Just as mortgage lenders assess the potential maximum flow of money they may extract from a client and offer the highest amount of loan they believe the client can afford, likewise, international banks assess the earnings of countries to see how much debt service they can pay. They then organise to capture the entire economic surplus of that country and eventually, every country, into debt service payments. They offer loans to gullible politicians who are then in a position to induce their electorate to return them to political power. If and when countries get into difficulty with interest payments, further creditors and the IMF offer the indebted countries even more money at higher interest rates to pay the outstanding interest, the debts spiral out of control.
Current economic theory is simply a mechanism for transferring wealth from the mass of people to the wealthy, it pushes countries to service the huge debts by lowering domestic wages to pay creditors. This is the policy being imposed on many countries today, it is the basis of the IMF’s structural adjustment or austerity programs for dealing with debtor countries, essentially a form of looting that transfers national resources to private lenders. It concerns itself mainly with wages and consumer prices, not with the inflation of property and stocks. It serves as a cover for the polarisation of the world economy between rich and poor the opposite of what might have been assumed with the promises of globalisation. The main form of exploitation is shifting from wages to the financial system’s extraction of value into interest payments.

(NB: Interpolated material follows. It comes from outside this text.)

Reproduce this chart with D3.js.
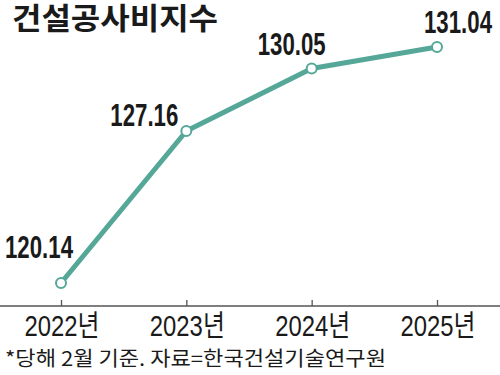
<!DOCTYPE html>
<html>
<head>
<meta charset="utf-8">
<script src="https://cdn.jsdelivr.net/npm/d3@7"></script>
<style>
  html, body { margin: 0; padding: 0; background: #fff; }
  svg { display: block; }
</style>
</head>
<body>
<div id="chart"></div>
<script>
// ---- data ----
const years = ["2022", "2023", "2024", "2025"];
const yearLabels = ["2022년", "2023년", "2024년", "2025년"];
const values = [120.14, 127.16, 130.05, 131.04];
const valueLabels = ["120.14", "127.16", "130.05", "131.04"];
const title = "건설공사비지수";
const note = "*당해 2월 기준. 자료=한국건설기술연구원";

// ---- layout (not data) ----
const W = 500, H = 375;
const labelDx = [-22, -42, -20, 21];
const labelDy = [-25, -5, -13, -14];
const teal = "#55a898";
const numFont = "'Liberation Sans Narrow', 'Liberation Sans', 'Noto Sans CJK KR', sans-serif";
const krFont = "'Noto Sans CJK KR', 'Noto Sans', sans-serif";

const svg = d3.select("#chart").append("svg")
  .attr("width", W).attr("height", H);

const x = d3.scalePoint().domain(years).range([61, 437]);
const y = d3.scaleLinear().domain([120.14, 131.04]).range([283, 47]);

// title
svg.append("text")
  .attr("x", 12).attr("y", 29)
  .attr("font-family", krFont)
  .attr("font-weight", 700)
  .attr("font-size", 30)
  .attr("textLength", 206)
  .attr("lengthAdjust", "spacingAndGlyphs")
  .attr("fill", "#1a1a1a")
  .text(title);

// x axis
const axisY = 306;
const xAxis = d3.axisTop(x).tickSize(6).tickFormat("");
const gAxis = svg.append("g").attr("transform", `translate(0,${axisY})`).call(xAxis);
gAxis.select(".domain").remove();
gAxis.selectAll(".tick line").attr("stroke", "#555").attr("stroke-width", 1.3);
svg.append("line")
  .attr("x1", 0).attr("x2", W).attr("y1", axisY).attr("y2", axisY)
  .attr("stroke", "#555").attr("stroke-width", 1.5);

// year labels
svg.append("g").selectAll("text").data(years).join("text")
  .attr("x", d => x(d) + 1)
  .attr("y", 336)
  .attr("text-anchor", "middle")
  .attr("font-family", numFont)
  .attr("font-size", 29)
  .attr("textLength", 75)
  .attr("lengthAdjust", "spacingAndGlyphs")
  .attr("fill", "#1a1a1a")
  .text((d, i) => yearLabels[i]);

// line
const pts = years.map((d, i) => ({ year: d, v: values[i], i }));
svg.append("path")
  .datum(pts)
  .attr("fill", "none")
  .attr("stroke", teal)
  .attr("stroke-width", 5)
  .attr("stroke-linejoin", "round")
  .attr("d", d3.line().x(d => x(d.year)).y(d => y(d.v)));

// points
svg.append("g").selectAll("circle").data(pts).join("circle")
  .attr("cx", d => x(d.year))
  .attr("cy", d => y(d.v))
  .attr("r", 5)
  .attr("fill", "#fff")
  .attr("stroke", teal)
  .attr("stroke-width", 2);

// value labels
svg.append("g").selectAll("text").data(pts).join("text")
  .attr("x", d => x(d.year) + labelDx[d.i])
  .attr("y", d => y(d.v) + labelDy[d.i])
  .attr("text-anchor", "middle")
  .attr("font-family", numFont)
  .attr("font-weight", 700)
  .attr("font-size", 31)
  .attr("textLength", 68)
  .attr("lengthAdjust", "spacingAndGlyphs")
  .attr("fill", "#1a1a1a")
  .text(d => valueLabels[d.i]);

// footnote
svg.append("text")
  .attr("x", 5).attr("y", 366)
  .attr("font-family", krFont)
  .attr("font-size", 20)
  .attr("textLength", 381)
  .attr("lengthAdjust", "spacingAndGlyphs")
  .attr("fill", "#1a1a1a")
  .text(note);
</script>
</body>
</html>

This dictatorship of capital demands loyalty from the political parties it supports and persuades that the needs of people will only be served by trickle-down economics. As capital further concentrates in the 21st century and it becomes more apparent that its wealth is not trickling down, protest and street action will intensify. To counter the protests of citizens, attacks on their constitutional rights and protections will occur under the guise of some terrorist threat, for fear, is the best instrument to subdue a people and concentrate power. To-day western economies have been financialised in a predatory way that sacrifices the public interest to that of the financial sector. Finance is no longer a positive productive part of the social economy it has become its parasite.